На следующий день по приказу начальника полиции Аа Рейни пристав Дегре арестовал Мари Бос, двух ее сыновей и дочь Манон, а затем жену Вигуре. На сей раз Дегре потянул за нить, которую так долго искал: вскоре перед изумленными глазами полицейских предстала картина такого множества убийств, какой еще не знала история.
Примерно за три месяца до ужина у Вигуре, который вывел Дегре и прочих полицейских ищеек на след невероятного количества колдунов и преступников всех мастей, одна почтенная канонисса в сопровождении восхитительной девушки семнадцати лет переступила порог Пале-Рояля. Она явилась в парижскую резиденцию герцогов Орлеанских, дабы попросить аудиенции у невестки короля Людовика XIV и хозяйки дома.
Девушку звали Анжелика де Скорай де Руссиль. У нее было круглое свежее лицо, большие мечтательные серые глаза, густые золотистые волосы, молочно-белые зубы и прелестный алый рот. Помимо всего прочего, она была высокой и гибкой, с удивительно тонкой талией. Канонисса приходилась ей родной теткой. Именно она, с согласия всего остального семейства, прозябавшего в безденежье, решила увезти эту красивую девочку из родной Оверни, чтобы пристроить при дворе.
Поскольку канонисса находилась в превосходных отношениях с аббатиссой Фонтевро, родной сестрой мадам де Монтеспан, Анжелику включили в число фрейлин герцогини Орлеанской, и в этот день девушке надлежало представиться невестке короля.
– Это и есть наше милое дитя? – ласково сказала принцесса, когда Анжелика присела перед ней в реверансе. – Она красива, как ангел, и свежа, как цветок.
Мне нравится видеть вокруг себя молодые лица. И это личико меня вполне устраивает!

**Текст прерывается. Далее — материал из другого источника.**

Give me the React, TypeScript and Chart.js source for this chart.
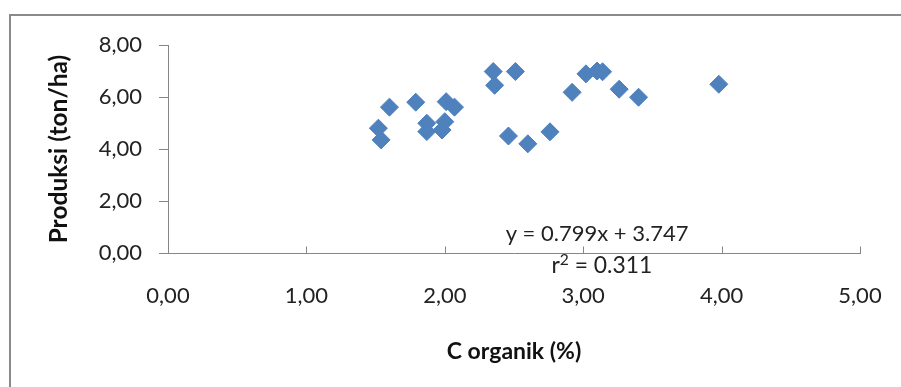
import React, { useEffect, useRef } from "react";
import { Chart, registerables } from "chart.js";

Chart.register(...registerables);

const cOrganik = [1.52, 1.54, 1.60, 1.79, 1.87, 1.87, 1.98, 2.00, 2.01, 2.07, 2.35, 2.36, 2.51, 2.46, 2.60, 2.76, 2.92, 3.02, 3.10, 3.14, 3.26, 3.40, 3.98];
const produksi = [4.80, 4.35, 5.61, 5.80, 4.99, 4.67, 4.73, 5.05, 5.82, 5.61, 6.98, 6.45, 6.98, 4.50, 4.20, 4.66, 6.18, 6.89, 7.00, 6.97, 6.30, 5.99, 6.49];
const xTickValues = [0, 1, 2, 3, 4, 5];
const yTickValues = [0, 2, 4, 6, 8];
const equationText = "y = 0.799x + 3.747";
const r2Prefix = "r";
const r2Sup = "2";
const r2Rest = " = 0.311";
const xTitle = "C organik (%)";
const yTitle = "Produksi (ton/ha)";

const FONT = "Lato, 'Open Sans', sans-serif";
const GRAY = "#868686";

const fmt = (v: number) => v.toFixed(2).replace(".", ",");

export default function App() {
  const ref = useRef<HTMLCanvasElement | null>(null);
  useEffect(() => {
    if (!ref.current) return;
    const extras = {
      id: "extras",
      beforeDraw(chart: any) {
        const ctx = chart.ctx;
        ctx.save();
        ctx.fillStyle = "#ffffff";
        ctx.fillRect(0, 0, chart.width, chart.height);
        ctx.strokeStyle = "#8a8a8a";
        ctx.lineWidth = 2;
        ctx.beginPath();
        ctx.moveTo(10, chart.height + 5);
        ctx.lineTo(10, 15);
        ctx.lineTo(chart.width + 5, 15);
        ctx.stroke();
        ctx.restore();
      },
      afterDraw(chart: any) {
        const ctx = chart.ctx;
        const xs = chart.scales.x;
        const ys = chart.scales.y;
        ctx.save();
        ctx.strokeStyle = GRAY;
        ctx.lineWidth = 1;
        const yb = Math.round(ys.getPixelForValue(0)) + 0.5;
        xTickValues.forEach((v) => {
          if (v === 0) return;
          const px = Math.round(xs.getPixelForValue(v)) + 0.5;
          ctx.beginPath();
          ctx.moveTo(px, yb);
          ctx.lineTo(px, yb - 7);
          ctx.stroke();
        });
        ctx.fillStyle = "#222";
        ctx.textBaseline = "alphabetic";
        ctx.font = `21px ${FONT}`;
        const eqW = ctx.measureText(equationText).width;
        const eqSize = Math.min(22, (21 * 193) / eqW);
        ctx.font = `${eqSize}px ${FONT}`;
        ctx.textAlign = "center";
        ctx.fillText(equationText, xs.getPixelForValue(3.1), ys.getPixelForValue(0.45));
        ctx.font = `22px ${FONT}`;
        const base1 = ctx.measureText(r2Prefix).width + ctx.measureText(r2Rest).width;
        ctx.font = `15px ${FONT}`;
        const base2 = ctx.measureText(r2Sup).width;
        const k = Math.min(1.1, 101 / (base1 + base2));
        const big = `${22 * k}px ${FONT}`;
        const small = `${15 * k}px ${FONT}`;
        ctx.font = big;
        const w1 = ctx.measureText(r2Prefix).width;
        const w3 = ctx.measureText(r2Rest).width;
        ctx.font = small;
        const w2 = ctx.measureText(r2Sup).width;
        const total = w1 + w2 + w3;
        const cx = xs.getPixelForValue(3.135);
        const by = ys.getPixelForValue(-0.76);
        let x0 = cx - total / 2;
        ctx.textAlign = "left";
        ctx.font = big;
        ctx.fillText(r2Prefix, x0, by);
        x0 += w1;
        ctx.font = small;
        ctx.fillText(r2Sup, x0, by - 8);
        x0 += w2;
        ctx.font = big;
        ctx.fillText(r2Rest, x0, by);
        ctx.restore();
      },
    };
    const chart = new Chart(ref.current, {
      type: "scatter",
      data: {
        datasets: [
          {
            data: cOrganik.map((x, i) => ({ x, y: produksi[i] })),
            pointStyle: "rectRot",
            pointRadius: 9,
            pointBackgroundColor: "#4F81BD",
            pointBorderColor: "#4F81BD",
            pointBorderWidth: 1,
          },
        ],
      },
      options: {
        responsive: false,
        animation: false,
        events: [],
        layout: { padding: { top: 45, right: 41, left: 0, bottom: 0 } },
        plugins: { legend: { display: false }, tooltip: { enabled: false } },
        scales: {
          x: {
            type: "linear",
            min: 0,
            max: 5,
            afterBuildTicks: (axis: any) => {
              axis.ticks = xTickValues.map((value) => ({ value }));
            },
            afterFit: (axis: any) => {
              axis.height = 134;
              axis.paddingLeft = 0;
              axis.paddingRight = 0;
            },
            grid: { display: false, drawTicks: false },
            border: { display: true, color: GRAY, width: 1 },
            ticks: {
              padding: 30,
              color: "#222",
              font: { family: FONT, size: 22 },
              callback: (v: any) => fmt(Number(v)),
              maxRotation: 0,
            },
            title: {
              display: true,
              text: xTitle,
              color: "#111",
              font: { family: FONT, size: 23, weight: "bold" },
              padding: { top: 0, bottom: 22 },
            },
          },
          y: {
            type: "linear",
            min: 0,
            max: 8,
            afterBuildTicks: (axis: any) => {
              axis.ticks = yTickValues.map((value) => ({ value }));
            },
            afterFit: (axis: any) => {
              axis.width = 168;
              axis.paddingTop = 0;
              axis.paddingBottom = 0;
            },
            grid: { display: true, drawOnChartArea: false, drawTicks: true, tickLength: 9, color: GRAY },
            border: { display: true, color: GRAY, width: 1 },
            ticks: {
              padding: 17,
              color: "#222",
              font: { family: FONT, size: 22 },
              callback: (v: any) => fmt(Number(v)),
            },
            title: {
              display: true,
              text: yTitle,
              color: "#111",
              font: { family: FONT, size: 24.5, weight: "bold" },
              padding: { top: 44, bottom: 0 },
            },
          },
        },
      },
      plugins: [extras],
    } as any);
    return () => chart.destroy();
  }, []);
  return (
    <div style={{ position: "fixed", left: 0, top: 0, width: 901, height: 387, background: "#fff" }}>
      <canvas ref={ref} width={901} height={387} style={{ display: "block" }} />
    </div>
  );
}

Покраснев почти до слез, Анжелика осмелилась все-таки поднять глаза на принцессу, которая ответила ей доброй улыбкой. Невестка короля, при всей своей доброте, не отличалась красотой. Рослая и сильная, более всего похожая на ландскнехта своим мощным сложением, она обладала зычным голосом и даже неким подобием усов над верхней губой. Кроме того, она ругалась, как извозчик, обожала пиво и кислую капусту, напоминавшие ей о родной Германии. При рождении она получила имя Шарлотты-Елизаветы Баварской, но ее называли обычно принцессой Пфальцской. Шесть лет назад она вышла замуж за герцога Орлеанского, брата короля, который являлся полной ее противоположностью.
Изящный, хрупкий, элегантный, несколько жеманный и очень женственный, герцог долго не мог прийти в себя после того, как умерла его первая супруга – великолепная и несчастная Генриетта Английская, чья смерть вдохновила Боссюэ на создание изумительной надгробной проповеди. Понадобилась вся власть Людовика XIV, чтобы заставить брата жениться вторично.

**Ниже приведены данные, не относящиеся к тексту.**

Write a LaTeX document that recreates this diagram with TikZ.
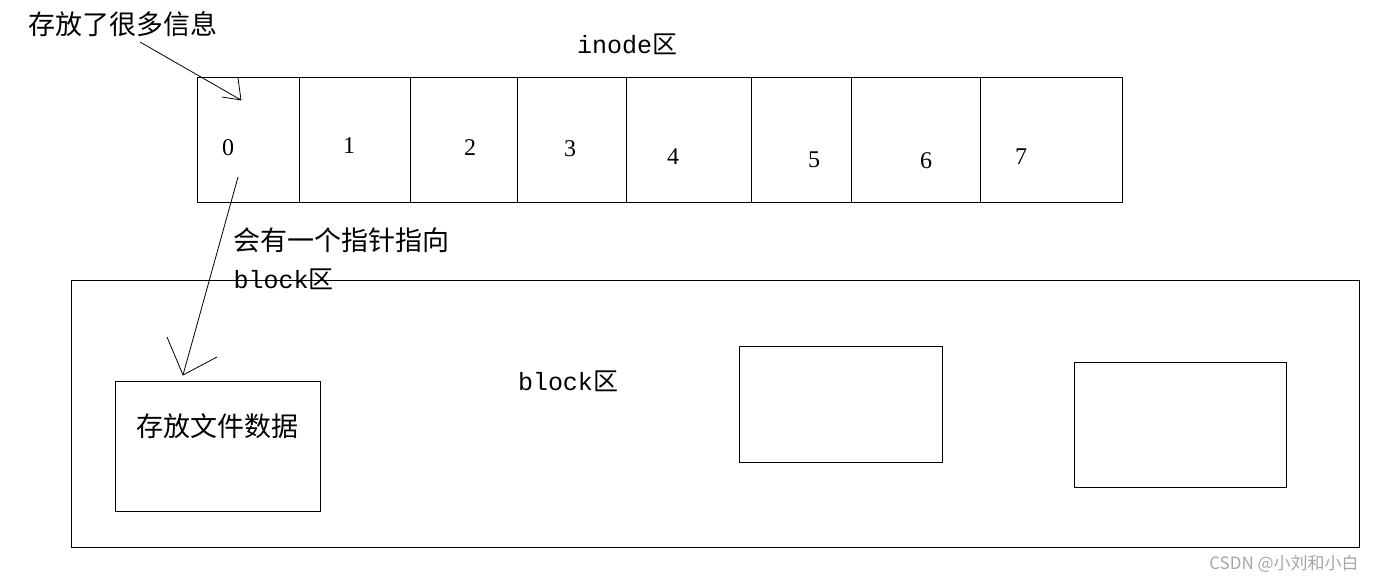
\documentclass[tikz,border=0pt]{standalone}
\usepackage{fontspec}
\setmainfont{Liberation Serif}
\newfontfamily\cjk{Noto Sans CJK SC}
\newfontfamily\mono{Liberation Mono}
\begin{document}
\begin{tikzpicture}[x=1pt,y=-1pt,line width=0.8pt,
  box/.style={draw,black},
  num/.style={font=\fontsize{24}{28}\selectfont},
  lab/.style={font=\fontsize{27}{30}\selectfont\cjk},
  ml/.style={font=\fontsize{25}{29}\selectfont\mono}]
\useasboundingbox (0,0) rectangle (1384,583);
\foreach \a/\b [count=\i from 0] in {197/299,299/410,410/517,517/626,626/751,751/851,851/980,980/1122}
  \draw[box] (\a,77) rectangle (\b,202);
\foreach \x/\y/\t in {228/148/0,349/146/1,470/148/2,570/149/3,673/157/4,814/160/5,926/161/6,1021/157/7}
  \node[num] (n\t) at (\x,\y) {\t};
\node[ml] (inode) at (627,44) {inode{\cjk 区}};
\node[lab] (info) at (123,24) {存放了很多信息};
\coordinate (a1s) at (140,42); \coordinate (a1e) at (241,100);
\draw (a1s) -- (a1e) (238,78) -- (a1e) -- (222,97);
\coordinate (a2s) at (238,177); \coordinate (a2e) at (183,375);
\draw (a2s) -- (a2e) (167,337) -- (a2e) -- (217,357);
\node[lab,anchor=west] (ptr) at (230,240) {会有一个指针指向};
\node[ml,anchor=west] (blk1) at (230,279) {block{\cjk 区}};
\draw[box] (71,280) rectangle (1359,547);
\draw[box] (115,381) rectangle (320,511);
\node[lab] (data) at (217,426) {存放文件数据};
\draw[box] (739,346) rectangle (942,462);
\draw[box] (1074,362) rectangle (1286,487);
\node[ml] (blk2) at (568,381) {block{\cjk 区}};
\node[font=\fontsize{17}{19}\selectfont\cjk,text=black!35] (wm) at (1284,564) {CSDN @小刘和小白};
\end{tikzpicture}
\end{document}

Супруги составляли весьма странную семейную пару: истерики мужа сопровождались площадной бранью жены. Но грозное обличье принцессы Пфальцской являлось обманчивым – она была превосходной и очень доброй женщиной с тонким умом, замечательным чувством юмора и опасной проницательностью. Впрочем, последнее качество было совершенно необходимо при дворе. Сейчас мужеподобной принцессе следовало разрешить небольшую проблему, связанную с этой малышкой Анжеликой: каким чудом юная красотка получила рекомендацию родной сестры мадам де Монтеспан, к которой король, как всем было известно, начинал охладевать? Сестры фаворитки ничего не делали без ее согласия – следовательно, маркиза обо всем знала. Но ей было уже под сорок, и она, невзирая на по-прежнему ослепительную красоту, заметно толстела, а потому инстинктивно ненавидела всех, кто мог бы привлечь внимание Людовика XIV. Зачем же ей понадобилось оказывать покровительство малютке с таким восхитительным личиком, какого давно не видели в Версале? Ошибки здесь быть не могло: аббатисса Фонтевро никого не рекомендовала бы даже в дом герцогов Орлеанских, не заручившись полной поддержкой своей деспотичной сестры.
Однако невестка короля была не из тех женщин, которые теряются в бесплодных догадках. При первом же удобном случае она в присущей ей откровенной манере задала прямой вопрос аббатиссе. Та лишь улыбнулась и хладнокровно пожала плечами.
– Девочка очень хорошенькая, это правда, но абсолютно безвредная. К сожалению, бедняжка глупа как пробка. Впрочем, дурочки могут принести большую пользу, если уметь их использовать… А маркиза всегда отличалась подобным умением.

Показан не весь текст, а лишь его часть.